▶ _Records for the exercise_

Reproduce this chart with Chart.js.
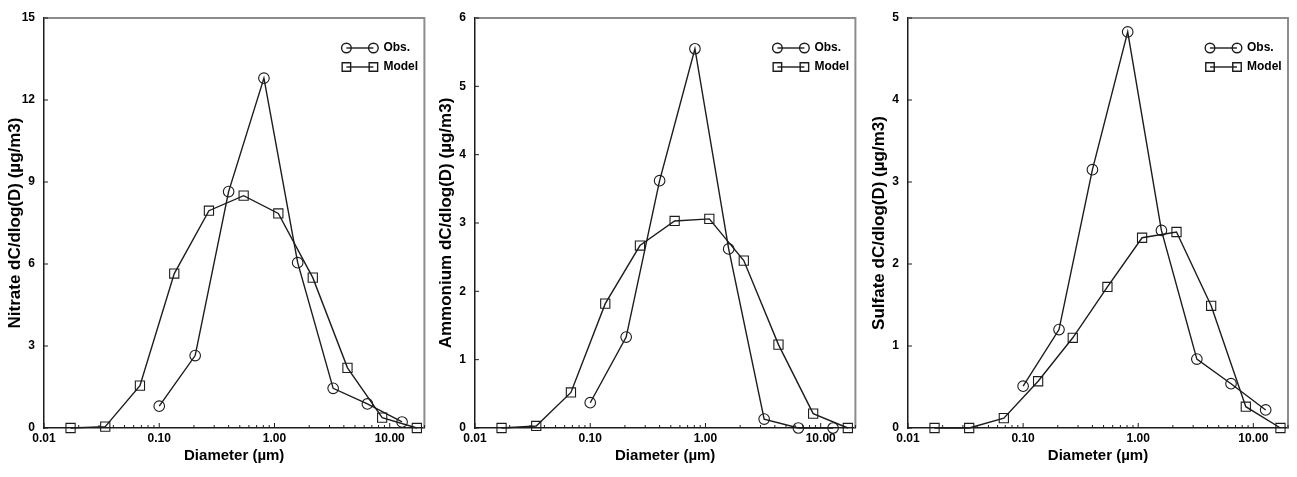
<!DOCTYPE html>
<html>
<head>
<meta charset="utf-8">
<script src="https://cdn.jsdelivr.net/npm/chart.js@4.4.1/dist/chart.umd.min.js"></script>
<style>
  html, body { margin: 0; padding: 0; background: #fff; }
  #wrap { position: relative; width: 1297px; height: 477px; overflow: hidden; }
  #wrap canvas { position: absolute; top: 0; }
</style>
</head>
<body>
<div id="wrap">
  <canvas id="nitrate"></canvas>
  <canvas id="ammonium"></canvas>
  <canvas id="sulfate"></canvas>
</div>
<script>
// size bins (um): impactor stages for obs, model sections
const obsDiameter = [0.10, 0.205, 0.40, 0.81, 1.59, 3.23, 6.4, 12.8];
const modelDiameter = [0.017, 0.034, 0.068, 0.135, 0.27, 0.54, 1.08, 2.15, 4.3, 8.6, 17.2];

// dC/dlog(D) in ug/m3
const nitrateObs = [0.8, 2.65, 8.65, 12.8, 6.05, 1.45, 0.88, 0.22];
const nitrateModel = [0, 0.05, 1.55, 5.65, 7.95, 8.5, 7.85, 5.5, 2.2, 0.38, 0];
const ammoniumObs = [0.37, 1.33, 3.62, 5.55, 2.62, 0.13, 0, 0];
const ammoniumModel = [0, 0.03, 0.52, 1.82, 2.67, 3.03, 3.06, 2.45, 1.22, 0.21, 0];
const sulfateObs = [0.51, 1.2, 3.15, 4.83, 2.41, 0.84, 0.54, 0.22];
const sulfateModel = [0, 0, 0.12, 0.57, 1.1, 1.72, 2.32, 2.39, 1.49, 0.26, 0];

const xDecades = [0.01, 0.1, 1, 10];
const xTickLabels = ['0.01', '0.10', '1.00', '10.00'];
const nitrateTicks = [0, 3, 6, 9, 12, 15];
const ammoniumTicks = [0, 1, 2, 3, 4, 5, 6];
const sulfateTicks = [0, 1, 2, 3, 4, 5];
const seriesNames = ['Obs.', 'Model'];

const INK = '#1c1c1c';
const FONT = 'Liberation Sans, Arial, sans-serif';
const tickFont = { family: FONT, size: 12, weight: 'bold' };
const xTitleFont = { family: FONT, size: 15, weight: 'bold' };
const yTitleFont = { family: FONT, size: 17, weight: 'bold' };
const markers = [
  { pointStyle: 'circle', radius: 5.3 },
  { pointStyle: 'rect', radius: 6.5 }
];

// 1..9 x each decade, labelled only on the decades
const xTickValues = [];
xDecades.forEach(d => {
  for (let m = 1; m <= 9; m++) {
    if (m * d <= 20.0001) xTickValues.push(m * d);
  }
});

const panels = [
  { id: 'nitrate', title: 'Nitrate dC/dlog(D) (\u00b5g/m3)', obs: nitrateObs, model: nitrateModel,
    yTicks: nitrateTicks, left: 0, width: 432, padRight: 4 },
  { id: 'ammonium', title: 'Ammonium dC/dlog(D) (\u00b5g/m3)', obs: ammoniumObs, model: ammoniumModel,
    yTicks: ammoniumTicks, left: 431, width: 432, padRight: 5 },
  { id: 'sulfate', title: 'Sulfate dC/dlog(D) (\u00b5g/m3)', obs: sulfateObs, model: sulfateModel,
    yTicks: sulfateTicks, left: 864, width: 433, padRight: 9 }
];

// gray top/right frame, inward tick marks and the key in the upper right corner
const frameAndKey = {
  id: 'frameAndKey',
  afterDatasetsDraw(chart) {
    const { ctx, chartArea: a, scales } = chart;
    ctx.save();
    ctx.strokeStyle = '#8c8c8c';
    ctx.lineWidth = 2;
    ctx.beginPath();
    ctx.moveTo(a.left, a.top);
    ctx.lineTo(a.right, a.top);
    ctx.lineTo(a.right, a.bottom);
    ctx.stroke();

    ctx.strokeStyle = INK;
    ctx.lineWidth = 1;
    ctx.beginPath();
    scales.x.ticks.forEach(t => {
      const px = scales.x.getPixelForValue(t.value);
      const major = xDecades.some(d => Math.abs(t.value - d) < d * 1e-6);
      ctx.moveTo(px, a.bottom);
      ctx.lineTo(px, a.bottom - (major ? 5 : 3));
    });
    scales.y.ticks.forEach(t => {
      const py = scales.y.getPixelForValue(t.value);
      ctx.moveTo(a.left, py);
      ctx.lineTo(a.left + 4, py);
    });
    ctx.stroke();

    seriesNames.forEach((name, i) => {
      const y = a.top + 30 + i * 19;
      const x0 = a.right - 78, x1 = a.right - 51;
      ctx.strokeStyle = INK;
      ctx.lineWidth = 1.4;
      ctx.beginPath();
      ctx.moveTo(x0, y);
      ctx.lineTo(x1, y);
      ctx.stroke();
      ctx.fillStyle = 'rgba(0,0,0,0)';
      [x0, x1].forEach(x => Chart.helpers.drawPoint(ctx,
        { pointStyle: markers[i].pointStyle, radius: markers[i].radius - 0.5, borderWidth: 1.1, rotation: 0 }, x, y));
      ctx.fillStyle = '#000';
      ctx.font = 'bold 12px ' + FONT;
      ctx.textBaseline = 'middle';
      ctx.textAlign = 'left';
      ctx.fillText(name, a.right - 41, y);
    });
    ctx.restore();
  }
};

panels.forEach(p => {
  const canvas = document.getElementById(p.id);
  canvas.width = p.width;
  canvas.height = 477;
  canvas.style.left = p.left + 'px';

  const series = [
    { diam: obsDiameter, vals: p.obs },
    { diam: modelDiameter, vals: p.model }
  ];

  new Chart(canvas.getContext('2d'), {
    type: 'line',
    data: {
      datasets: series.map((s, i) => ({
        label: seriesNames[i],
        data: s.diam.map((d, k) => ({ x: d, y: s.vals[k] })),
        borderColor: INK,
        borderWidth: 1.4,
        pointStyle: markers[i].pointStyle,
        pointRadius: markers[i].radius,
        pointBorderWidth: 1.1,
        pointBorderColor: INK,
        pointBackgroundColor: 'rgba(0,0,0,0)',
        tension: 0,
        clip: false
      }))
    },
    options: {
      responsive: false,
      animation: false,
      events: [],
      layout: { padding: { left: 3, right: p.padRight, top: 18, bottom: 12 } },
      plugins: { legend: { display: false }, tooltip: { enabled: false } },
      scales: {
        x: {
          type: 'logarithmic',
          min: 0.01,
          max: 20,
          afterBuildTicks: s => { s.ticks = xTickValues.map(v => ({ value: v })); },
          afterFit: s => { s.height = 37; },
          grid: { drawOnChartArea: false, drawTicks: false },
          border: { color: INK, width: 1.5 },
          ticks: {
            autoSkip: false,
            maxRotation: 0,
            padding: 3,
            color: '#000',
            font: tickFont,
            callback: v => {
              const k = xDecades.findIndex(d => Math.abs(v - d) < d * 1e-6);
              return k >= 0 ? xTickLabels[k] : '';
            }
          },
          title: { display: true, text: 'Diameter (\u00b5m)', color: '#000', font: xTitleFont,
                   padding: { top: 2, bottom: 0 } }
        },
        y: {
          min: 0,
          max: p.yTicks[p.yTicks.length - 1],
          afterBuildTicks: s => { s.ticks = p.yTicks.map(v => ({ value: v })); },
          afterFit: s => { s.width = 41; },
          grid: { drawOnChartArea: false, drawTicks: false },
          border: { color: INK, width: 1.5 },
          ticks: { padding: 9, color: '#000', font: tickFont },
          title: { display: true, text: p.title, color: '#000', font: yTitleFont,
                   padding: { top: 2, bottom: 0 } }
        }
      }
    },
    plugins: [frameAndKey]
  });
});
</script>
</body>
</html>
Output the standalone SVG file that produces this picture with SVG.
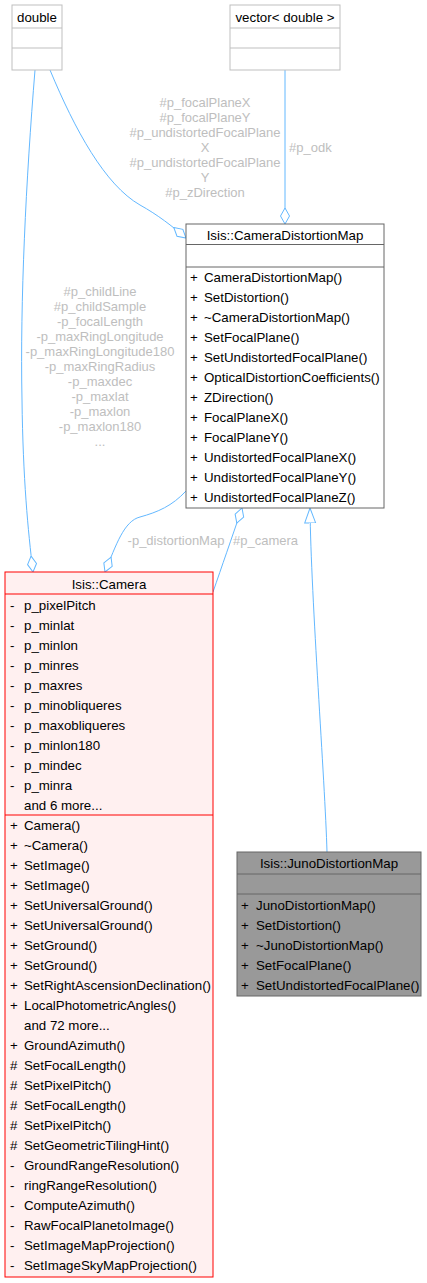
<svg xmlns="http://www.w3.org/2000/svg" width="427" height="1283" viewBox="0 0 427 1283">
<style>
text{font-family:"Liberation Sans",Arial,Helvetica,sans-serif;font-size:13.3px;fill:#000}
.c{text-anchor:middle}
text.lbl{fill:#BEBEBE;font-size:13px}
.ext{fill:#fff;stroke:#BFBFBF;stroke-width:1}
.nrm{fill:#fff;stroke:#666;stroke-width:1}
.trunc{fill:#FFF0F0;stroke:#f00;stroke-width:1}
.cur{fill:#999;stroke:#666;stroke-width:1}
.e{fill:none;stroke:#63B8FF;stroke-width:1}
</style>
<defs>
<marker id="dia" markerUnits="userSpaceOnUse" markerWidth="18" markerHeight="11" refX="16.5" refY="5" orient="auto" viewBox="0 0 18 10">
<path d="M0.5,5 L8.5,0.5 L16.5,5 L8.5,9.5 Z" fill="#fff" stroke="#63B8FF" stroke-width="1"/>
</marker>
<marker id="tri" markerUnits="userSpaceOnUse" markerWidth="17" markerHeight="13" refX="15.5" refY="6" orient="auto" viewBox="0 0 17 12">
<path d="M0.5,0.5 L15.5,6 L0.5,11.5 Z" fill="#fff" stroke="#63B8FF" stroke-width="1"/>
</marker>
</defs>

<g id="edges">
<path class="e" d="M50,70 C75,130 105,185 140,205 C158,215 172,226 186,238" marker-end="url(#dia)"/>
<path class="e" d="M285,70 L285,224" marker-end="url(#dia)"/>
<path class="e" d="M35,70 C26,180 20,300 22,400 C23,480 28,530 33,572" marker-end="url(#dia)"/>
<path class="e" d="M186,491 C172,506 158,512 140,517 C124,521 116,545 105,572" marker-end="url(#dia)"/>
<path class="e" d="M213,592 C222,566 231,540 242,508" marker-end="url(#dia)"/>
<path class="e" d="M327,852 C325,780 311,600 310,508" marker-end="url(#tri)"/>
<g>
<text class="c lbl" x="205" y="106.5">#p_focalPlaneX</text>
<text class="c lbl" x="205" y="121.5">#p_focalPlaneY</text>
<text class="c lbl" x="205" y="136.5">#p_undistortedFocalPlane</text>
<text class="c lbl" x="205" y="151.5">X</text>
<text class="c lbl" x="205" y="166.5">#p_undistortedFocalPlane</text>
<text class="c lbl" x="205" y="181.5">Y</text>
<text class="c lbl" x="205" y="196.5">#p_zDirection</text>
<text class="lbl" x="289" y="151.5">#p_odk</text>
<text class="c lbl" x="100" y="296">#p_childLine</text>
<text class="c lbl" x="100" y="311">#p_childSample</text>
<text class="c lbl" x="100" y="326">-p_focalLength</text>
<text class="c lbl" x="100" y="341">-p_maxRingLongitude</text>
<text class="c lbl" x="100" y="356">-p_maxRingLongitude180</text>
<text class="c lbl" x="100" y="371">-p_maxRingRadius</text>
<text class="c lbl" x="100" y="386">-p_maxdec</text>
<text class="c lbl" x="100" y="401">-p_maxlat</text>
<text class="c lbl" x="100" y="416">-p_maxlon</text>
<text class="c lbl" x="100" y="431">-p_maxlon180</text>
<text class="c lbl" x="100" y="446">...</text>
<text class="c lbl" x="176" y="545">-p_distortionMap</text>
<text class="lbl" x="233" y="545">#p_camera</text>
</g>
</g>

<g id="node-double">
<rect class="ext" x="12" y="5" width="50" height="65"/>
<line class="ext" x1="12" y1="28" x2="62" y2="28"/>
<line class="ext" x1="12" y1="48" x2="62" y2="48"/>
<text class="c" x="37" y="21.5">double</text>
</g>

<g id="node-vector">
<rect class="ext" x="230" y="5" width="110" height="65"/>
<line class="ext" x1="230" y1="28" x2="340" y2="28"/>
<line class="ext" x1="230" y1="48" x2="340" y2="48"/>
<text class="c" x="285" y="21.5">vector&lt; double &gt;</text>
</g>

<g id="node-CameraDistortionMap">
<rect class="nrm" x="186" y="224" width="198" height="284"/>
<line class="nrm" x1="186" y1="244.5" x2="384" y2="244.5"/>
<line class="nrm" x1="186" y1="267" x2="384" y2="267"/>
<text class="c" x="285" y="239.5">Isis::CameraDistortionMap</text>
<text x="190" y="281.5">+<tspan x="204">CameraDistortionMap()</tspan></text>
<text x="190" y="301.5">+<tspan x="204">SetDistortion()</tspan></text>
<text x="190" y="321.5">+<tspan x="204">~CameraDistortionMap()</tspan></text>
<text x="190" y="341.5">+<tspan x="204">SetFocalPlane()</tspan></text>
<text x="190" y="361.5">+<tspan x="204">SetUndistortedFocalPlane()</tspan></text>
<text x="190" y="381.5">+<tspan x="204">OpticalDistortionCoefficients()</tspan></text>
<text x="190" y="401.5">+<tspan x="204">ZDirection()</tspan></text>
<text x="190" y="421.5">+<tspan x="204">FocalPlaneX()</tspan></text>
<text x="190" y="441.5">+<tspan x="204">FocalPlaneY()</tspan></text>
<text x="190" y="461.5">+<tspan x="204">UndistortedFocalPlaneX()</tspan></text>
<text x="190" y="481.5">+<tspan x="204">UndistortedFocalPlaneY()</tspan></text>
<text x="190" y="501.5">+<tspan x="204">UndistortedFocalPlaneZ()</tspan></text>
</g>

<g id="node-Camera">
<rect class="trunc" x="5" y="572" width="208" height="705"/>
<line class="trunc" x1="5" y1="594" x2="213" y2="594"/>
<line class="trunc" x1="5" y1="815" x2="213" y2="815"/>
<text class="c" x="109" y="588.5">Isis::Camera</text>
<text x="10" y="609.5">-<tspan x="24">p_pixelPitch</tspan></text>
<text x="10" y="629.5">-<tspan x="24">p_minlat</tspan></text>
<text x="10" y="649.5">-<tspan x="24">p_minlon</tspan></text>
<text x="10" y="669.5">-<tspan x="24">p_minres</tspan></text>
<text x="10" y="689.5">-<tspan x="24">p_maxres</tspan></text>
<text x="10" y="709.5">-<tspan x="24">p_minobliqueres</tspan></text>
<text x="10" y="729.5">-<tspan x="24">p_maxobliqueres</tspan></text>
<text x="10" y="749.5">-<tspan x="24">p_minlon180</tspan></text>
<text x="10" y="769.5">-<tspan x="24">p_mindec</tspan></text>
<text x="10" y="789.5">-<tspan x="24">p_minra</tspan></text>
<text x="24" y="809.5">and 6 more...</text>
<text x="10" y="829.5">+<tspan x="24">Camera()</tspan></text>
<text x="10" y="849.5">+<tspan x="24">~Camera()</tspan></text>
<text x="10" y="869.5">+<tspan x="24">SetImage()</tspan></text>
<text x="10" y="889.5">+<tspan x="24">SetImage()</tspan></text>
<text x="10" y="909.5">+<tspan x="24">SetUniversalGround()</tspan></text>
<text x="10" y="929.5">+<tspan x="24">SetUniversalGround()</tspan></text>
<text x="10" y="949.5">+<tspan x="24">SetGround()</tspan></text>
<text x="10" y="969.5">+<tspan x="24">SetGround()</tspan></text>
<text x="10" y="989.5">+<tspan x="24">SetRightAscensionDeclination()</tspan></text>
<text x="10" y="1009.5">+<tspan x="24">LocalPhotometricAngles()</tspan></text>
<text x="24" y="1029.5">and 72 more...</text>
<text x="10" y="1049.5">+<tspan x="24">GroundAzimuth()</tspan></text>
<text x="10" y="1069.5">#<tspan x="24">SetFocalLength()</tspan></text>
<text x="10" y="1089.5">#<tspan x="24">SetPixelPitch()</tspan></text>
<text x="10" y="1109.5">#<tspan x="24">SetFocalLength()</tspan></text>
<text x="10" y="1129.5">#<tspan x="24">SetPixelPitch()</tspan></text>
<text x="10" y="1149.5">#<tspan x="24">SetGeometricTilingHint()</tspan></text>
<text x="10" y="1169.5">-<tspan x="24">GroundRangeResolution()</tspan></text>
<text x="10" y="1189.5">-<tspan x="24">ringRangeResolution()</tspan></text>
<text x="10" y="1209.5">-<tspan x="24">ComputeAzimuth()</tspan></text>
<text x="10" y="1229.5">-<tspan x="24">RawFocalPlanetoImage()</tspan></text>
<text x="10" y="1249.5">-<tspan x="24">SetImageMapProjection()</tspan></text>
<text x="10" y="1269.5">-<tspan x="24">SetImageSkyMapProjection()</tspan></text>
</g>

<g id="node-JunoDistortionMap">
<rect class="cur" x="237" y="852" width="184" height="144"/>
<line class="cur" x1="237" y1="874" x2="421" y2="874"/>
<line class="cur" x1="237" y1="894" x2="421" y2="894"/>
<text class="c" x="329" y="867.5">Isis::JunoDistortionMap</text>
<text x="241" y="909.5">+<tspan x="256">JunoDistortionMap()</tspan></text>
<text x="241" y="929.5">+<tspan x="256">SetDistortion()</tspan></text>
<text x="241" y="949.5">+<tspan x="256">~JunoDistortionMap()</tspan></text>
<text x="241" y="969.5">+<tspan x="256">SetFocalPlane()</tspan></text>
<text x="241" y="989.5">+<tspan x="256">SetUndistortedFocalPlane()</tspan></text>
</g>
</svg>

▶ _Task prompt_
Find out how many lines in the listing contain the string "with". Give the number alone.

▶ _Result_
2